Sequence-based representation of musical contents pose two major challenges. The first challenge is to determine the temporal inter-dependencies between features. The recurrent LSTM architectures show great success at modelling small-scale neighboring relations. The second challenge is to retain the general characteristic as the sequence progress, named as the long-term dependency problem. State-of-art approaches such as LSTMs or GRUs can not cope with the complexity of relations in long sequences and the content quality quickly deteriorate. The newer approaches such as attention-based algorithms offer powerful solutions to solve long-term dependency problems.

The musical contents also pose a hierarchical way of representation. utilizing the hierarchical representation we have distincly categorized different levels of information, melodic and harmonic structures. This can provide a different set of sub-problems which reduces the complexity of the problem at-hand. Thus, to enhance the long-term relation modelling capability, the power of attentional networks are combined with the idea of hierarchically modelling musical contents.

A two-phased approach is developed to tackle the music generation problem. First, melodic structure is generated. Later, generated melody is analyzed along with the accompaniment data to generate final musical piece. Melodic structures can be enhanced with accompaniment using several techniques. We have used "chord accompaniment" to implement the accompaniment generation. Both phases use a two layer deep learning algorithm where LSTM and MTHA algorithms are employed together. This allows the algorithm to first learn the local-relations with LSTM and improve the long-term relations using MTHA. Multiple attention heads are employed to improve the modelling capability in a multi-featured feature space.

The datasets used in the study analyze two popular datasets in MIR, namely "Classical Music MIDI" and "Google MAESTRO". These datasets are pre-processed and melodic and harmonic structures are split into two distinct datasets, "melody sequence dataset" and "accompaniment sequence dataset".

The algorithms are evaluated against RMSE and \(R^2\) metrics.
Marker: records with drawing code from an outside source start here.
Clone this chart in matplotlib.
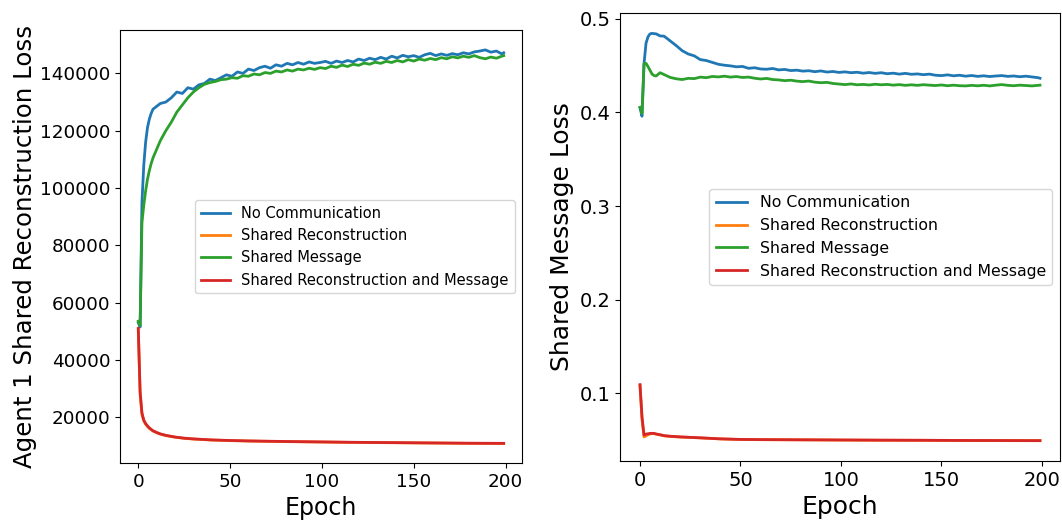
import matplotlib
matplotlib.use('Agg')
import matplotlib.pyplot as plt

epochs = [0, 1, 2, 3, 4, 5, 6, 7, 8, 10,
          12, 15, 18, 21, 24, 27, 30, 33, 36, 39,
          42, 45, 48, 51, 54, 57, 60, 63, 66, 69,
          72, 75, 78, 81, 84, 87, 90, 93, 96, 99,
          102, 105, 108, 111, 114, 117, 120, 123, 126, 129,
          132, 135, 138, 141, 144, 147, 150, 153, 156, 159,
          162, 165, 168, 171, 174, 177, 180, 183, 186, 189,
          192, 195, 198, 199]

# the smooth curves need fewer points
epochs_smooth = [0, 1, 2, 3, 4, 5, 6, 8, 10, 12, 15, 20, 25, 30, 40, 50,
                 60, 80, 100, 120, 140, 160, 180, 199]
epochs_msg_smooth = [0, 1, 2, 3, 4, 5, 6, 7, 8, 10, 12, 15, 20, 25, 30, 40,
                     50, 60, 80, 100, 120, 140, 160, 180, 199]

labels = ['No Communication', 'Shared Reconstruction', 'Shared Message',
          'Shared Reconstruction and Message']
colors = ['#1f77b4', '#ff7f0e', '#2ca02c', '#d62728']

# left panel: agent 1 shared reconstruction loss (thousands)
recon_none = [53.0, 51.5, 95, 108, 116, 121, 124, 126, 127.5, 128.5,
              129.5, 130, 131.5, 133.5, 133, 135, 134.5, 136, 136.5, 138,
              137.5, 138.5, 139.5, 139, 140.5, 140, 141.5, 141, 142, 142.5,
              141.8, 143, 142.5, 143.5, 143, 143.8, 143.2, 144, 143.5, 143.8,
              144.2, 143.5, 144.3, 143.8, 144.5, 144, 145, 144.5, 145.3, 144.8,
              145.6, 145, 146, 145.4, 146.3, 145.8, 146.2, 145.6, 146.5, 147,
              146.2, 146.8, 146.3, 146.9, 146.5, 147.2, 146.8, 147.5, 147.8, 148.2,
              147.4, 147.8, 146.8, 147.2]
recon_msg = [53.5, 52, 88, 94, 99, 103, 106, 108.5, 110.5, 113.5,
             116.5, 120, 123, 126.5, 129, 131.5, 133.5, 135, 136.2, 136.8,
             137.2, 137.8, 138, 138.5, 138.3, 139.2, 139, 139.8, 139.5, 140.3,
             140, 140.8, 140.5, 141.2, 140.8, 141.5, 141.2, 141.8, 141.4, 142,
             141.7, 142.5, 142.1, 142.9, 142.4, 143.2, 142.8, 143.6, 143.2, 143.9,
             143.5, 144.2, 143.8, 144.5, 144, 144.8, 144.3, 145, 144.6, 145.2,
             144.8, 145.5, 145.1, 145.8, 145.4, 146, 145.6, 146.2, 145.5, 145.1,
             145.7, 145.3, 146, 146.2]
recon_rec = [50.5, 28, 21, 18.7, 17.6, 16.8, 16.1, 15.2, 14.6, 14.1, 13.6,
             13.05, 12.65, 12.4, 12.05, 11.85, 11.7, 11.5, 11.35, 11.2, 11.1,
             11.0, 10.9, 10.85]
recon_both = [51, 29, 21.5, 19, 17.8, 17, 16.3, 15.3, 14.7, 14.2, 13.7,
              13.1, 12.7, 12.45, 12.1, 11.9, 11.75, 11.55, 11.4, 11.25, 11.15,
              11.05, 10.95, 10.9]

# right panel: shared message loss
msg_none = [0.405, 0.396, 0.452, 0.474, 0.481, 0.484, 0.4845, 0.4842, 0.484, 0.4818,
            0.4815, 0.4765, 0.4715, 0.466, 0.4625, 0.4605, 0.4565, 0.4555, 0.4535, 0.4515,
            0.4505, 0.4498, 0.4488, 0.4492, 0.4472, 0.4478, 0.4465, 0.4462, 0.4470, 0.4455,
            0.4460, 0.4448, 0.4452, 0.4442, 0.4446, 0.4436, 0.4444, 0.4432, 0.4438, 0.4428,
            0.4434, 0.4425, 0.4430, 0.4420, 0.4427, 0.4418, 0.4425, 0.4414, 0.4420, 0.4410,
            0.4418, 0.4408, 0.4412, 0.4404, 0.4410, 0.4398, 0.4394, 0.4402, 0.4392, 0.4398,
            0.4388, 0.4395, 0.4386, 0.4392, 0.4384, 0.4390, 0.4394, 0.4386, 0.4390, 0.4382,
            0.4388, 0.4380, 0.4372, 0.4366]
msg_msg = [0.4055, 0.399, 0.452, 0.4525, 0.449, 0.445, 0.441, 0.4395, 0.439, 0.4425,
           0.4405, 0.4375, 0.4360, 0.4352, 0.4365, 0.4362, 0.4378, 0.4372, 0.4385, 0.4380,
           0.4388, 0.4378, 0.4384, 0.4374, 0.4378, 0.4366, 0.4358, 0.4364, 0.4352, 0.4348,
           0.4340, 0.4345, 0.4335, 0.4330, 0.4336, 0.4324, 0.4318, 0.4322, 0.4310, 0.4304,
           0.4298, 0.4305, 0.4296, 0.4300, 0.4294, 0.4302, 0.4296, 0.4300, 0.4292, 0.4298,
           0.4290, 0.4296, 0.4290, 0.4297, 0.4292, 0.4288, 0.4294, 0.4286, 0.4292, 0.4286,
           0.4284, 0.4290, 0.4285, 0.4291, 0.4284, 0.4292, 0.4298, 0.4290, 0.4286, 0.4292,
           0.4288, 0.4284, 0.4290, 0.4292]
msg_rec = [0.1085, 0.072, 0.0535, 0.0545, 0.0558, 0.0566, 0.0570, 0.0570, 0.0564,
           0.0556, 0.0546, 0.0540, 0.0533, 0.0529, 0.0524, 0.0513, 0.0507, 0.0505,
           0.0503, 0.0501, 0.0499, 0.0498, 0.0496, 0.0495, 0.0494]
msg_both = [0.1093, 0.075, 0.0555, 0.0565, 0.0568, 0.0572, 0.0573, 0.0572, 0.0566,
            0.0558, 0.0548, 0.0542, 0.0535, 0.0530, 0.0525, 0.0514, 0.0508, 0.0506,
            0.0504, 0.0502, 0.0500, 0.0499, 0.0497, 0.0496, 0.0495]

fig = plt.figure(figsize=(10.62, 5.21), dpi=100)

# left panel
ax1 = fig.add_axes([0.113, 0.111, 0.3785, 0.831])
ax1.plot(epochs, [v * 1000 for v in recon_none], c=colors[0], lw=2, label=labels[0])
ax1.plot(epochs_smooth, [v * 1000 for v in recon_rec], c=colors[1], lw=2, label=labels[1])
ax1.plot(epochs, [v * 1000 for v in recon_msg], c=colors[2], lw=2, label=labels[2])
ax1.plot(epochs_smooth, [v * 1000 for v in recon_both], c=colors[3], lw=2, label=labels[3])
ax1.set_xlabel('Epoch', fontsize=17)
ax1.set_ylabel('Agent 1 Shared Reconstruction Loss', fontsize=17.6, labelpad=2)
ax1.tick_params(labelsize=13.2)
ax1.set_xticks([0, 50, 100, 150, 200])
ax1.legend(loc='center right', fontsize=10.5)

# right panel
ax2 = fig.add_axes([0.5838, 0.115, 0.4143, 0.86])
ax2.plot(epochs, msg_none, c=colors[0], lw=2, label=labels[0])
ax2.plot(epochs_msg_smooth, msg_rec, c=colors[1], lw=2, label=labels[1])
ax2.plot(epochs, msg_msg, c=colors[2], lw=2, label=labels[2])
ax2.plot(epochs_msg_smooth, msg_both, c=colors[3], lw=2, label=labels[3])
ax2.set_xlabel('Epoch', fontsize=18)
ax2.set_ylabel('Shared Message Loss', fontsize=18)
ax2.tick_params(labelsize=14)
ax2.set_xticks([0, 50, 100, 150, 200])
ax2.set_yticks([0.1, 0.2, 0.3, 0.4, 0.5])
ax2.legend(loc='center right', fontsize=11.3)

fig.savefig('out.png', dpi=100)
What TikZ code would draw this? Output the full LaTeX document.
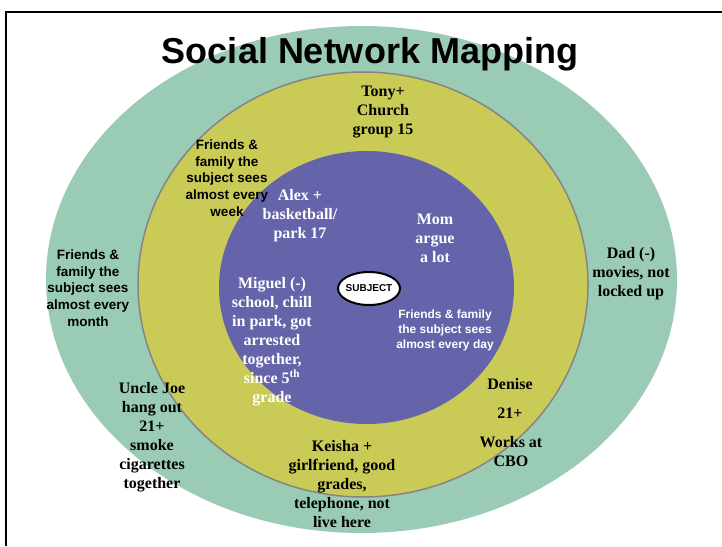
\documentclass[tikz,border=0pt]{standalone}
\usepackage{fontspec}
\setmainfont{Liberation Serif}
\setsansfont{Liberation Sans}
\usetikzlibrary{shapes.geometric}
\definecolor{ringgreen}{HTML}{99CBB5}
\definecolor{ringyellow}{HTML}{CACB57}
\definecolor{ringpurple}{HTML}{6563AA}
\definecolor{ringgray}{HTML}{858585}
\tikzset{
  ring/.style={ellipse, inner sep=0pt, outer sep=0pt},
  sertext/.style={align=center, inner sep=0pt, font=\fontsize{16}{19}\selectfont\bfseries},
  santext/.style={align=center, inner sep=0pt, font=\sffamily\fontsize{13.5}{16.8}\selectfont\bfseries},
  daytext/.style={align=center, inner sep=0pt, text=white, font=\sffamily\fontsize{12}{15}\selectfont\bfseries},
}
\begin{document}
\begin{tikzpicture}[x=1pt,y=-1pt]
\useasboundingbox (0,0) rectangle (722,546);
\fill[white] (0,0) rectangle (722,546);
% frame
\draw[line width=1.6pt] (6,546) -- (6,12) -- (722,12);
% rings
\node[ring, fill=ringgreen, minimum width=631pt, minimum height=507pt] (outer) at (361.5,279.5) {};
\node[ring, fill=ringyellow, draw=ringgray, line width=1.5pt, minimum width=450pt, minimum height=425pt] (middle) at (363,284.5) {};
\node[ring, fill=ringpurple, minimum width=295pt, minimum height=273pt] (inner) at (366.5,287.5) {};
\node[ring, fill=white, draw=black, line width=2pt, minimum width=62pt, minimum height=33pt] (subject) at (369,288.5) {};
\node[inner sep=0pt, font=\sffamily\fontsize{10}{12}\selectfont\bfseries] (subjlabel) at (369,288.5) {SUBJECT};
% title
\node[anchor=base, inner sep=0pt, font=\sffamily\fontsize{36}{40}\selectfont\bfseries] (title) at (370,63) {Social Network Mapping};
% outer ring labels
\node[santext] (month) at (88,288) {Friends \&\\family the\\subject sees\\almost every\\month};
\node[sertext] (dad) at (631,274) {Dad (-)\\movies, not\\locked up};
\node[sertext] (joe) at (152,437) {Uncle Joe\\hang out\\21+\\smoke\\cigarettes\\together};
% middle ring labels
\node[santext] (week) at (227,178) {Friends \&\\family the\\subject sees\\almost every\\week};
\node[sertext] (tony) at (383,112.5) {Tony+\\Church\\group 15};
\node[sertext] (keisha) at (342,484) {Keisha +\\girlfriend, good\\grades,\\telephone, not\\live here};
\node[sertext] (denise) at (510,384) {Denise};
\node[sertext] (denage) at (510,413) {21+};
\node[sertext] (cbo) at (511,452) {Works at\\CBO};
% inner labels
\node[sertext, text=white] (alex) at (300,216) {Alex +\\basketball/\\park 17};
\node[sertext, text=white] (mom) at (435,238) {Mom\\argue\\a lot};
\node[sertext, text=white] (miguel) at (272,342) {Miguel (-)\\school, chill\\in park, got\\arrested\\together,\\since 5\textsuperscript{th}\\grade};
\node[daytext] (day) at (445,330) {Friends \& family\\the subject sees\\almost every day};
\end{tikzpicture}
\end{document}
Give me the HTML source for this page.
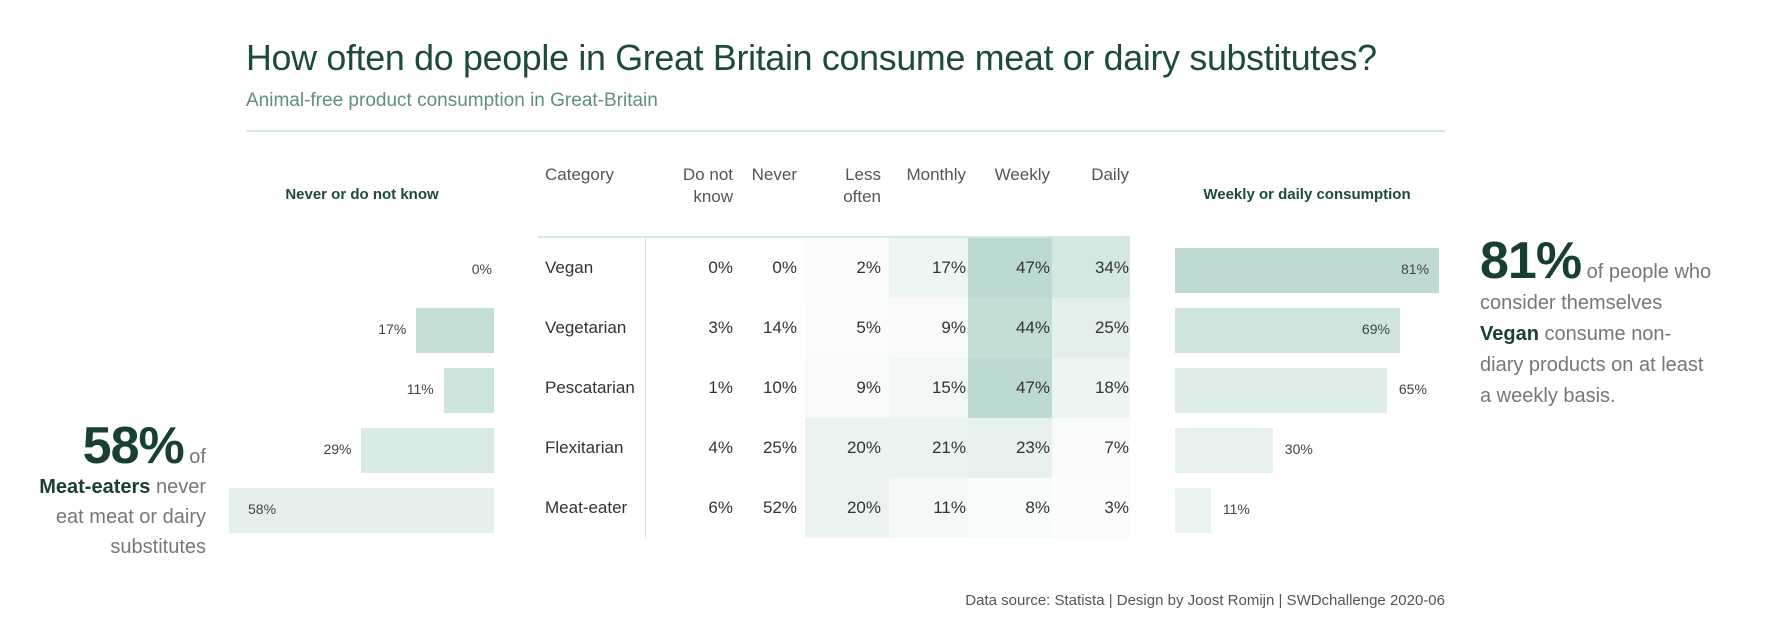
<!DOCTYPE html>
<html><head><meta charset="utf-8"><style>
body{margin:0;width:1779px;height:626px;background:#fff;font-family:"Liberation Sans",sans-serif;position:relative;overflow:hidden;color:#444}
.a{position:absolute;white-space:nowrap}
.t{font-size:17px;color:#333}
.r{text-align:right}
.h{font-size:17px;color:#555;line-height:22px}
.bar{position:absolute;height:45px}
.c{position:absolute;height:60px}
</style></head><body>
<div class="a" style="left:246px;top:38px;font-size:35.8px;color:#1c4a3c;letter-spacing:-0.3px">How often do people in Great Britain consume meat or dairy substitutes?</div>
<div class="a" style="left:246px;top:90px;font-size:19px;color:#5f8f80">Animal-free product consumption in Great-Britain</div>
<div class="a" style="left:246px;top:130px;width:1199px;height:2px;background:#d6e8e3"></div>

<div class="a" style="left:262px;top:186px;width:200px;text-align:center;font-size:15px;font-weight:bold;color:#1c4a3c">Never or do not know</div>
<div class="a" style="left:1172px;top:186px;width:270px;text-align:center;font-size:15px;font-weight:bold;color:#1c4a3c">Weekly or daily consumption</div>

<div class="a h" style="left:545px;top:164px">Category</div>
<div class="a h r" style="left:633px;top:164px;width:100px">Do not<br>know</div>
<div class="a h r" style="left:697px;top:164px;width:100px">Never</div>
<div class="a h r" style="left:781px;top:164px;width:100px">Less<br>often</div>
<div class="a h r" style="left:866px;top:164px;width:100px">Monthly</div>
<div class="a h r" style="left:950px;top:164px;width:100px">Weekly</div>
<div class="a h r" style="left:1029px;top:164px;width:100px">Daily</div>

<div class="a" style="left:538px;top:236px;width:592px;height:2px;background:#d6e8e3"></div>
<div class="a" style="left:645px;top:238px;width:1px;height:300px;background:#d6e8e3"></div>

<div id="cells"></div>
<script>
var rows=[["Vegan",0,0,2,17,47,34],["Vegetarian",3,14,5,9,44,25],["Pescatarian",1,10,9,15,47,18],["Flexitarian",4,25,20,21,23,7],["Meat-eater",6,52,20,11,8,3]];
var colR=[733,797,881,966,1050,1129],colL=[0,0,805,889,968,1052],colW=[0,0,84,79,84,78];
var h="";
rows.forEach(function(r,i){var top=238+i*60;
h+='<div class="a t" style="left:545px;top:'+(top+20)+'px">'+r[0]+'</div>';
for(var j=0;j<6;j++){var v=r[j+1];
if(j>=2){h+='<div class="c" style="left:'+colL[j]+'px;top:'+top+'px;width:'+colW[j]+'px;background:rgba(120,180,165,'+(0.025+Math.pow(v/47,1.5)*0.47)+')"></div>';}
h+='<div class="a t r" style="left:'+(colR[j]-80)+'px;width:80px;top:'+(top+20)+'px">'+v+'%</div>';}
});
var L=[0,17,11,29,58],LC=["#fff","#c5dfd8","#cde3dd","#d9e9e5","#e5f0ed"];
L.forEach(function(v,i){var top=248+i*60,w=v*4.57;
if(v>0)h+='<div class="bar" style="left:'+(494-w)+'px;width:'+w+'px;top:'+top+'px;background:'+LC[i]+'"></div>';
if(i==0)h+='<div class="a r" style="left:392px;width:100px;top:'+(top+13)+'px;font-size:14px;color:#444">0%</div>';
else if(i==4)h+='<div class="a" style="left:248px;top:'+(top+13)+'px;font-size:14px;color:#444">58%</div>';
else h+='<div class="a r" style="left:'+(494-w-110)+'px;width:100px;top:'+(top+13)+'px;font-size:14px;color:#444">'+v+'%</div>';});
var R=[81,69,65,30,11],RC=["#bfdad4","#cfe4de","#deede9","#e6f1ee","#e8f2ef"];
R.forEach(function(v,i){var top=248+i*60,w=v*3.26;
h+='<div class="bar" style="left:1175px;width:'+w+'px;top:'+top+'px;background:'+RC[i]+'"></div>';
if(i<2)h+='<div class="a r" style="left:'+(1175+w-110)+'px;width:100px;top:'+(top+13)+'px;font-size:14px;color:#444">'+v+'%</div>';
else h+='<div class="a" style="left:'+(1175+w+12)+'px;top:'+(top+13)+'px;font-size:14px;color:#444">'+v+'%</div>';});
document.getElementById("cells").innerHTML=h;
</script>

<div class="a" style="left:1480px;top:246px;font-size:20px;color:#777;line-height:31px;white-space:normal;width:260px"><span style="font-size:52px;font-weight:bold;color:#173f33;letter-spacing:-1px">81%</span> of people who<br>consider themselves<br><b style="color:#173f33">Vegan</b> consume non-<br>diary products on at least<br>a weekly basis.</div>

<div class="a r" style="left:0;width:206px;top:420px;font-size:20px;color:#777;line-height:30px"><span style="font-size:52px;font-weight:bold;color:#173f33;letter-spacing:-1px;line-height:52px">58%</span> of<br><b style="color:#173f33">Meat-eaters</b> never<br>eat meat or dairy<br>substitutes</div>

<div class="a r" style="left:845px;width:600px;top:592px;font-size:15px;color:#555">Data source: Statista | Design by Joost Romijn | SWDchallenge 2020-06</div>
</body></html>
The results show clear improvement over baseline methods as well as previous state-of-art solutions. Musical contents pose an artistic style and mathematical assessments supported by human evaluations enhance the applicability of the solutions. A survey has been conducted to identify the performance of the proposed work along with baseline approaches to decide if the proposed method fits well to generating synthetic musical content.

The limitations to the proposed approach include the selection of pieces with key of only "C-Major", removal of rest notes and using a single instrument to cope with the increasing computational complexity and memory requirements. Future studies would solve these problems with with enough computational resources and more advanced architectures. One approach would be to reduce the memory requirement for attention architectures. The attention layers often contain sparsely populated matrices. The underlying architecture can be updated to offer better memory complexity. Increased memory efficiency could lead to better handling of even longer sequences. Also, the attention algorithms produce bilateral relations through the use of context vectors. The relational dimensionality of the algorithm can be enhanced in way that trilateral or even higher dimension relations can be modelled.

We believe that our model is a significant step forward in the field of polyphonic symbolic melody generation. Our model is able to generate melodies that are both musically coherent and expressive, and it outperforms previous methods by a significant margin. However, there are still some major challenges in this field, and we hope that our work will inspire other researchers to continue working on this important problem.